### Goal
Pick out each line with the word "this" from the material that follows.

### Entries shown
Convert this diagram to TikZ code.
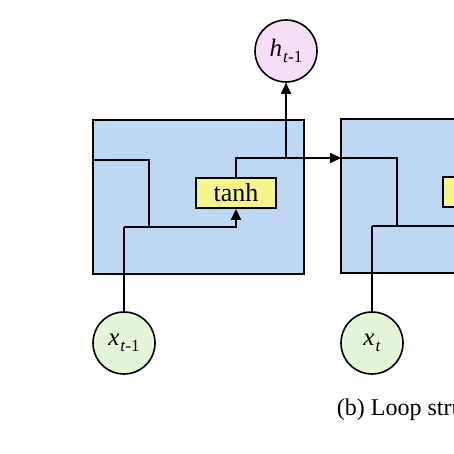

==

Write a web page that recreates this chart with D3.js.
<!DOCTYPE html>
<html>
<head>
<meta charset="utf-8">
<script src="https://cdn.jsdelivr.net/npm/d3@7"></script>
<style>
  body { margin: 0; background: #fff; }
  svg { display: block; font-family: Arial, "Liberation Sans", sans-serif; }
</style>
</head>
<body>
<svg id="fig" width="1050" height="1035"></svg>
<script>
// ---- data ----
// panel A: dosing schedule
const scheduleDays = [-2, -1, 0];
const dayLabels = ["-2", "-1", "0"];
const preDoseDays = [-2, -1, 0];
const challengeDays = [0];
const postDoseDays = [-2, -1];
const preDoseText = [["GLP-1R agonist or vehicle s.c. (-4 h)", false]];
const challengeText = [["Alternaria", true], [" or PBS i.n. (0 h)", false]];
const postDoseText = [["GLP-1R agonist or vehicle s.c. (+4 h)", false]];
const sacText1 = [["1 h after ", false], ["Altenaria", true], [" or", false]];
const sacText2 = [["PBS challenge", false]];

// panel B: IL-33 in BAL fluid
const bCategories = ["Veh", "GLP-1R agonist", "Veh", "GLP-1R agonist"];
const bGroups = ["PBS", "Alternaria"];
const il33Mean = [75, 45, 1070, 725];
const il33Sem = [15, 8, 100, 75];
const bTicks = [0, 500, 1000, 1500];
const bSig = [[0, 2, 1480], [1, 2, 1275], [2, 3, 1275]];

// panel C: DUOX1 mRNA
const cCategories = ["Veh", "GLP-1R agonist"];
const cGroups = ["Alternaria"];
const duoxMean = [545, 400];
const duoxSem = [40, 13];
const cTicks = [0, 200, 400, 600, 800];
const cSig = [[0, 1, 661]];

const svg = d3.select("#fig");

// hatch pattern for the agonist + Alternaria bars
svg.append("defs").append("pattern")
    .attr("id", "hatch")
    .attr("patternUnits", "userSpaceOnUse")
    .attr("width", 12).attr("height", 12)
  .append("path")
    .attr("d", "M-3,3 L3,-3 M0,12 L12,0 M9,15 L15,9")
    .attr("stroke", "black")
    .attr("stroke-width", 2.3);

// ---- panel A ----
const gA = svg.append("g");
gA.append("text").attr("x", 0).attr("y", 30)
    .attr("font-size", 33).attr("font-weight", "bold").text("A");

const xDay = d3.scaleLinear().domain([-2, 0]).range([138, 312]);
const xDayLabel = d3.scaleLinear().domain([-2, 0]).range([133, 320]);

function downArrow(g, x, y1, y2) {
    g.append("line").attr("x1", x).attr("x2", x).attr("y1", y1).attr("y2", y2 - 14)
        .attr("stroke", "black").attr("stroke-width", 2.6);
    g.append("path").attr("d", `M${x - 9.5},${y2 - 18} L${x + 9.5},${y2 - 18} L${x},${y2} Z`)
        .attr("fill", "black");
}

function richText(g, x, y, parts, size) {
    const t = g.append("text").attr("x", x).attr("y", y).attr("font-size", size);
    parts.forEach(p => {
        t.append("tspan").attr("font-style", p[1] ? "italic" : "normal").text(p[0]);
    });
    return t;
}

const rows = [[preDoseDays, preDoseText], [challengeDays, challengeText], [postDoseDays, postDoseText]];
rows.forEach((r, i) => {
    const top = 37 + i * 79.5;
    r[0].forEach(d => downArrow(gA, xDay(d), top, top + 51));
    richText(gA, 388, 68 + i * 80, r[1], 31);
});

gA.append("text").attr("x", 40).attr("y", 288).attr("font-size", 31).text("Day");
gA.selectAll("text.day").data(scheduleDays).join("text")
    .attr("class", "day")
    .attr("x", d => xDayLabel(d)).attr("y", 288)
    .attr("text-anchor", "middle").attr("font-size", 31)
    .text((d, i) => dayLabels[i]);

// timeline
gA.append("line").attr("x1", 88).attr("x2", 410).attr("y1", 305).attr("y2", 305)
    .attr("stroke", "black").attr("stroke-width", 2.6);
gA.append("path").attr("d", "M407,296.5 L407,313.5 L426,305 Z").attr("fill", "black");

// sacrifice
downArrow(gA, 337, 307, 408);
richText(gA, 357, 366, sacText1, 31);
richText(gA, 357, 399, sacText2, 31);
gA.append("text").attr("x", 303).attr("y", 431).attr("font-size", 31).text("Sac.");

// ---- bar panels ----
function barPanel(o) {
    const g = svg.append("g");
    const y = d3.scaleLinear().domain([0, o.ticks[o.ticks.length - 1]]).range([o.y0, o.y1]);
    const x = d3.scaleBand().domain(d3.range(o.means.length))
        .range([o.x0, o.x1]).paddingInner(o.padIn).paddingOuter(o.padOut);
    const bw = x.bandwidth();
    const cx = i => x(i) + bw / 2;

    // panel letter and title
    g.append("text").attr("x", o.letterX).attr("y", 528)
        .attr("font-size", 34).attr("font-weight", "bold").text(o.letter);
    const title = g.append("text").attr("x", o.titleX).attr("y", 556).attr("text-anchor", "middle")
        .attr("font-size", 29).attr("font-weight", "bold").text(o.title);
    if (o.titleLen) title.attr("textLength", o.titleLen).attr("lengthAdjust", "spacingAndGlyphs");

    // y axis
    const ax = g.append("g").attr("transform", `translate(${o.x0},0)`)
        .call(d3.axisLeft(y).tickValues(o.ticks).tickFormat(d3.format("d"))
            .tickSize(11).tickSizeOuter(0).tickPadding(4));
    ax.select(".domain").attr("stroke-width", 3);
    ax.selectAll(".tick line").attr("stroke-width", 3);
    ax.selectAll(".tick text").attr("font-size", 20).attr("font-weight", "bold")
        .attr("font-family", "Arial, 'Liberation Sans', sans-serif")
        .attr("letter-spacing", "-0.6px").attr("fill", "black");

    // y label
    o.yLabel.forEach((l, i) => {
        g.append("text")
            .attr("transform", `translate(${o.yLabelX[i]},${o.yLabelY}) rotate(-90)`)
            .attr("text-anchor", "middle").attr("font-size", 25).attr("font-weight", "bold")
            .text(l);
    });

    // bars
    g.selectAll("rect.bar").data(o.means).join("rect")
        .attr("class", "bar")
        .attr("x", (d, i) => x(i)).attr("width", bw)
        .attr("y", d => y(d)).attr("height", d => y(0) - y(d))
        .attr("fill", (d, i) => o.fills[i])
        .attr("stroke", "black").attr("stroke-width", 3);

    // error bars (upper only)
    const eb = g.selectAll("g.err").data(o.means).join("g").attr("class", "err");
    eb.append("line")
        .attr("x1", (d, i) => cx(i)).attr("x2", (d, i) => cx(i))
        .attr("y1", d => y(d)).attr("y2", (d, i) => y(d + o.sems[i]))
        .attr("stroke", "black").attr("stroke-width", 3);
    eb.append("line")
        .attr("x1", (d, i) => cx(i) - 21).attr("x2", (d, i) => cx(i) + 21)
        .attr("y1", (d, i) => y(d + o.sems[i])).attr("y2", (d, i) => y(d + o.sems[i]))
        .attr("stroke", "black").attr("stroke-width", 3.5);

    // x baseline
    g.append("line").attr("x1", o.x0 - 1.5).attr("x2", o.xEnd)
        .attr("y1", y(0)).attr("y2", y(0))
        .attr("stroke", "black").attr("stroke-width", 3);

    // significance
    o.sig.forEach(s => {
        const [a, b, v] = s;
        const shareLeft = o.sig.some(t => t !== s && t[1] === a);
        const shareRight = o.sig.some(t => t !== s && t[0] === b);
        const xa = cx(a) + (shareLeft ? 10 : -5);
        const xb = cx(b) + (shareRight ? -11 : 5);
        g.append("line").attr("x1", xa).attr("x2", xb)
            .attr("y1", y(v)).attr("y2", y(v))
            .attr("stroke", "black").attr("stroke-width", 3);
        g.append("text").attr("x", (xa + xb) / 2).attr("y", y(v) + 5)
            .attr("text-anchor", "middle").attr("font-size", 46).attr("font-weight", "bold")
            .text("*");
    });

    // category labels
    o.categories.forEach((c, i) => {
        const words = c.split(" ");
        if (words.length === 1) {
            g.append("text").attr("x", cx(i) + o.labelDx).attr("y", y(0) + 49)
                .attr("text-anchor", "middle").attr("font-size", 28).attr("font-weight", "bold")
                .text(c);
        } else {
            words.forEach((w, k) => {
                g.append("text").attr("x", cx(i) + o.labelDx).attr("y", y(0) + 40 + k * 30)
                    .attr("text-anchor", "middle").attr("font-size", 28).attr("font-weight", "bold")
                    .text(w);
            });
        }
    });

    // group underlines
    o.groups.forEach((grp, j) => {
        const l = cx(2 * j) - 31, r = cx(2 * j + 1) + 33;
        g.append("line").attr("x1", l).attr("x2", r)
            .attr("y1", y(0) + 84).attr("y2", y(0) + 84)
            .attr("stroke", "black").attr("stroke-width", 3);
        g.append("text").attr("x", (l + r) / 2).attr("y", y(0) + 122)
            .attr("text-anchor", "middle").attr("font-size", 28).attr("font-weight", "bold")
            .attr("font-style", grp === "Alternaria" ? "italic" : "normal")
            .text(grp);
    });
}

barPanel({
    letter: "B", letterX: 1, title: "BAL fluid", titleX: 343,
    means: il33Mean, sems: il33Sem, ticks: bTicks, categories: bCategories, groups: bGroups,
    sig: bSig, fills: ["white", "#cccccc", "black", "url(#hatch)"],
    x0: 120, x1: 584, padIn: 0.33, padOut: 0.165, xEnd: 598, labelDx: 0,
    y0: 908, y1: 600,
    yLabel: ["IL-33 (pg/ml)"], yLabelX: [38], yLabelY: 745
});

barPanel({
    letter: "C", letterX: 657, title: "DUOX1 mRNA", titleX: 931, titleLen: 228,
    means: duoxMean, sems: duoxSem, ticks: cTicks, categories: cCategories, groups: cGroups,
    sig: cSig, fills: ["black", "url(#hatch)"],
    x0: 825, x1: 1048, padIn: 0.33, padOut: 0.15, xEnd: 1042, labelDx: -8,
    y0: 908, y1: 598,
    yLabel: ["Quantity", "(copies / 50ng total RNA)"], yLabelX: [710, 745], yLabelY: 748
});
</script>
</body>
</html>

### Exercise solution
Convert this diagram to TikZ code.
Write a web page that recreates this chart with D3.js.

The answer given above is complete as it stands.